- **Task**:
Gather all lines in the entries that include the word "standalone".

- **Extracted entries**:
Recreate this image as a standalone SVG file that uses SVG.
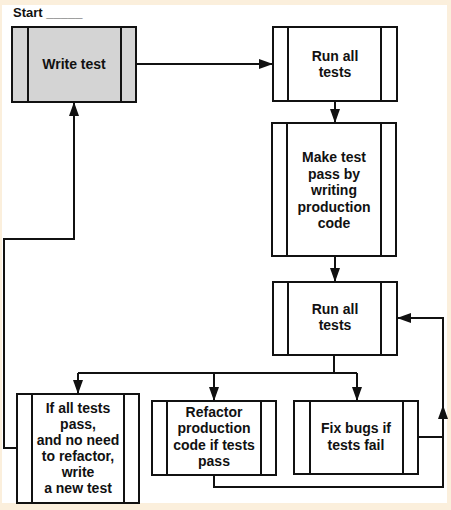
<svg xmlns="http://www.w3.org/2000/svg" width="451" height="510" viewBox="0 0 451 510">
<defs>
<style>
.box{fill:#ffffff;stroke:#111111;stroke-width:2}
.gray{fill:#d4d4d4}
.div{stroke:#111111;stroke-width:2;fill:none}
.t{font-family:"Liberation Sans",Arial,sans-serif;font-weight:bold;font-size:14px;fill:#111111;text-anchor:middle}
.ln{fill:none;stroke:#111111;stroke-width:2}
</style>
<marker id="ah" markerUnits="userSpaceOnUse" markerWidth="14" markerHeight="10" refX="14" refY="5" orient="auto" viewBox="0 0 14 10">
<path d="M0,0 L14,5 L0,10 z" fill="#111111"/>
</marker>
</defs>
<rect x="0" y="0" width="451" height="510" fill="#fbefdc"/>
<rect x="2" y="5" width="445" height="498" fill="#ffffff"/>
<text x="13" y="17" style="font-family:'Liberation Sans',Arial,sans-serif;font-weight:bold;font-size:13px;fill:#111111">Start <tspan fill="#555555">_____</tspan></text>

<g id="connectors">
<path class="ln" d="M136,64 L273,64" marker-end="url(#ah)"/>
<path class="ln" d="M335,101 L335,123" marker-end="url(#ah)"/>
<path class="ln" d="M335,256 L335,282" marker-end="url(#ah)"/>
<path class="ln" d="M334,355 L334,373"/>
<path class="ln" d="M78,373 L357,373"/>
<path class="ln" d="M78,373 L78,394" marker-end="url(#ah)"/>
<path class="ln" d="M214,373 L214,401" marker-end="url(#ah)"/>
<path class="ln" d="M357,373 L357,401" marker-end="url(#ah)"/>
<path class="ln" d="M214,475 L214,487 L443,487 L443,405" marker-end="url(#ah)"/>
<path class="ln" d="M418,437 L443,437"/>
<path class="ln" d="M443,406 L443,318 L397,318" marker-end="url(#ah)"/>
<path class="ln" d="M17,448 L4,448 L4,239 L74,239 L74,102" marker-end="url(#ah)"/>
</g>

<g id="write-test">
<rect class="box gray" x="12" y="27" width="124" height="75"/>
<path class="div" d="M28,27 V102 M121,27 V102"/>
<text class="t" x="74" y="69">Write test</text>
</g>

<g id="run-all-tests-1">
<rect class="box" x="273" y="27" width="124" height="74"/>
<path class="div" d="M288,27 V101 M381,27 V101"/>
<text class="t" x="335" y="61">Run all</text>
<text class="t" x="335" y="77">tests</text>
</g>

<g id="make-test-pass">
<rect class="box" x="272" y="123" width="124" height="133"/>
<path class="div" d="M287,123 V256 M381,123 V256"/>
<text class="t" x="334" y="162">Make test</text>
<text class="t" x="334" y="178.5">pass by</text>
<text class="t" x="334" y="195">writing</text>
<text class="t" x="334" y="211.5">production</text>
<text class="t" x="334" y="228">code</text>
</g>

<g id="run-all-tests-2">
<rect class="box" x="273" y="282" width="124" height="73"/>
<path class="div" d="M288,282 V355 M381,282 V355"/>
<text class="t" x="335" y="314">Run all</text>
<text class="t" x="335" y="330">tests</text>
</g>

<g id="write-new-test">
<rect class="box" x="17" y="394" width="122" height="109"/>
<path class="div" d="M32,394 V503 M124,394 V503"/>
<text class="t" x="78" y="413">If all tests</text>
<text class="t" x="78" y="429">pass,</text>
<text class="t" x="78" y="445">and no need</text>
<text class="t" x="78" y="461">to refactor,</text>
<text class="t" x="78" y="477">write</text>
<text class="t" x="78" y="493"> a new test</text>
</g>

<g id="refactor">
<rect class="box" x="152" y="401" width="124" height="74"/>
<path class="div" d="M167,401 V475 M261,401 V475"/>
<text class="t" x="214" y="416.5">Refactor</text>
<text class="t" x="214" y="433">production</text>
<text class="t" x="214" y="449.5">code if tests</text>
<text class="t" x="214" y="466">pass</text>
</g>

<g id="fix-bugs">
<rect class="box" x="294" y="401" width="124" height="73"/>
<path class="div" d="M310,401 V474 M403,401 V474"/>
<text class="t" x="356" y="433">Fix bugs if</text>
<text class="t" x="356" y="450">tests fail</text>
</g>
</svg>
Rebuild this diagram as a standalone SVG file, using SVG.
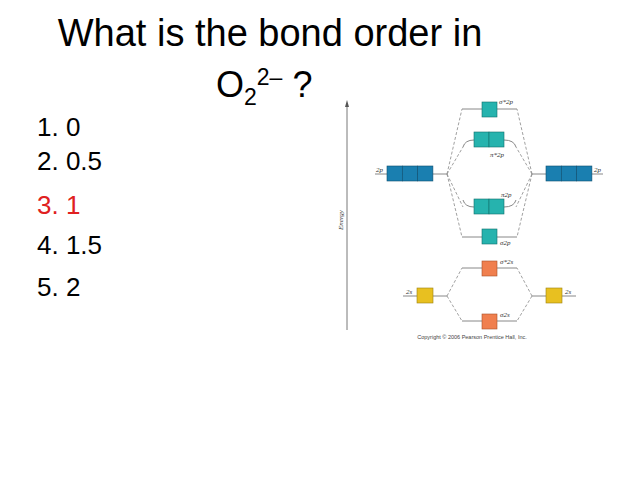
<svg xmlns="http://www.w3.org/2000/svg" width="638" height="479" viewBox="0 0 638 479">
<style>
.t{font-family:"Liberation Sans",Arial,sans-serif;fill:#000}
.l{font-family:"Liberation Sans",Arial,sans-serif;font-size:26px;fill:#000}
.s{font-family:"Liberation Serif",serif;font-size:7px;font-style:italic;fill:#333}
.ln{stroke:#888;stroke-width:1;fill:none}
.d{stroke:#888;stroke-width:0.8;stroke-dasharray:3,2;fill:none}
.b{fill:#1a7fb0;stroke:#0d4d6e;stroke-width:0.6}
.c{fill:#26b3ae;stroke:#13706c;stroke-width:0.6}
.o{fill:#f07f4e;stroke:#a8502a;stroke-width:0.6}
.y{fill:#e8c020;stroke:#9c8010;stroke-width:0.6}
</style>
<rect width="638" height="479" fill="#fff"/>
<text class="t" x="270" y="46" font-size="38" text-anchor="middle">What is the bond order in</text>
<text class="t" x="216" y="97" font-size="36">O<tspan font-size="23" dy="8">2</tspan><tspan font-size="23" dy="-20">2–</tspan><tspan dy="12"> ?</tspan></text>
<g id="answers">
<text class="l" x="37" y="136">1. 0</text>
<text class="l" x="37" y="170">2. 0.5</text>
<text class="l" x="37" y="214" style="fill:#e02020">3. 1</text>
<text class="l" x="37" y="254">4. 1.5</text>
<text class="l" x="37" y="296">5. 2</text>
</g>
<g id="energy-axis">
<line x1="347" y1="330" x2="347" y2="106" stroke="#555" stroke-width="0.8"/>
<polygon points="347,100 345,107 349,107" fill="#555"/>
<text class="s" font-style="normal" x="0" y="0" transform="translate(343,230) rotate(-90)" font-size="8">Energy</text>
</g>
<g id="connectors">
<path class="d" d="M447,174 L462,109 M447,174 L463,147 M447,174 L463,207 M447,174 L462,237"/>
<path class="d" d="M532,174 L517,109 M532,174 L516,147 M532,174 L516,207 M532,174 L517,237"/>
<path class="d" d="M447,296 L462,268 M447,296 L462,321 M532,296 L517,268 M532,296 L517,321"/>
</g>
<g id="ao-2p-left">
<line class="ln" x1="375" y1="174" x2="447" y2="174"/>
<rect class="b" x="387" y="166" width="15.3" height="15"/><rect class="b" x="402.3" y="166" width="15.3" height="15"/><rect class="b" x="417.6" y="166" width="15.3" height="15"/>
<text class="s" x="376" y="172">2p</text>
</g>
<g id="ao-2p-right">
<line class="ln" x1="532" y1="174" x2="603" y2="174"/>
<rect class="b" x="546" y="166" width="15.3" height="15"/><rect class="b" x="561.3" y="166" width="15.3" height="15"/><rect class="b" x="576.6" y="166" width="15.3" height="15"/>
<text class="s" x="594" y="172">2p</text>
</g>
<g id="mo-sigma-star-2p">
<line class="ln" x1="462" y1="109" x2="517" y2="109"/>
<rect class="c" x="482" y="102" width="15" height="15"/>
<text class="s" x="499" y="104">σ*2p</text>
</g>
<g id="mo-pi-star-2p">
<path class="ln" d="M463,147 Q465,140 474,140 M504,140 Q514,140 516,147"/>
<rect class="c" x="474" y="132" width="15" height="15"/><rect class="c" x="489" y="132" width="15" height="15"/>
<text class="s" x="490" y="157">π*2p</text>
</g>
<g id="mo-pi-2p">
<path class="ln" d="M463,200 Q465,207 474,207 M504,207 Q514,207 516,200"/>
<rect class="c" x="474" y="199" width="15" height="15"/><rect class="c" x="489" y="199" width="15" height="15"/>
<text class="s" x="501" y="197">π2p</text>
</g>
<g id="mo-sigma-2p">
<line class="ln" x1="462" y1="237" x2="517" y2="237"/>
<rect class="c" x="482" y="229" width="15" height="15"/>
<text class="s" x="500" y="245">σ2p</text>
</g>
<g id="mo-sigma-star-2s">
<line class="ln" x1="462" y1="268" x2="517" y2="268"/>
<rect class="o" x="482" y="261" width="15" height="15"/>
<text class="s" x="500" y="264">σ*2s</text>
</g>
<g id="ao-2s-left">
<line class="ln" x1="403" y1="296" x2="447" y2="296"/>
<rect class="y" x="417" y="288" width="16" height="15"/>
<text class="s" x="406" y="294">2s</text>
</g>
<g id="ao-2s-right">
<line class="ln" x1="532" y1="296" x2="576" y2="296"/>
<rect class="y" x="546" y="288" width="16" height="15"/>
<text class="s" x="565" y="294">2s</text>
</g>
<g id="mo-sigma-2s">
<line class="ln" x1="462" y1="321" x2="517" y2="321"/>
<rect class="o" x="482" y="314" width="15" height="15"/>
<text class="s" x="500" y="317">σ2s</text>
</g>
<text x="472" y="339" font-family="Liberation Sans,Arial,sans-serif" font-size="5.5" fill="#444" text-anchor="middle">Copyright © 2006 Pearson Prentice Hall, Inc.</text>
</svg>
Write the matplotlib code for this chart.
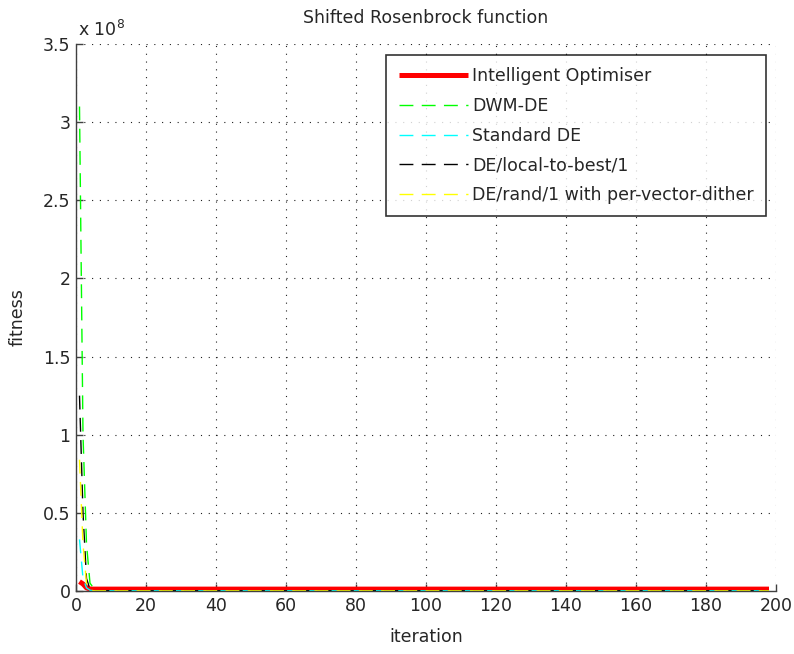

- **Response below**:
Recreate this image as a standalone SVG file that uses SVG.
Rebuild this diagram as a standalone SVG file, using SVG.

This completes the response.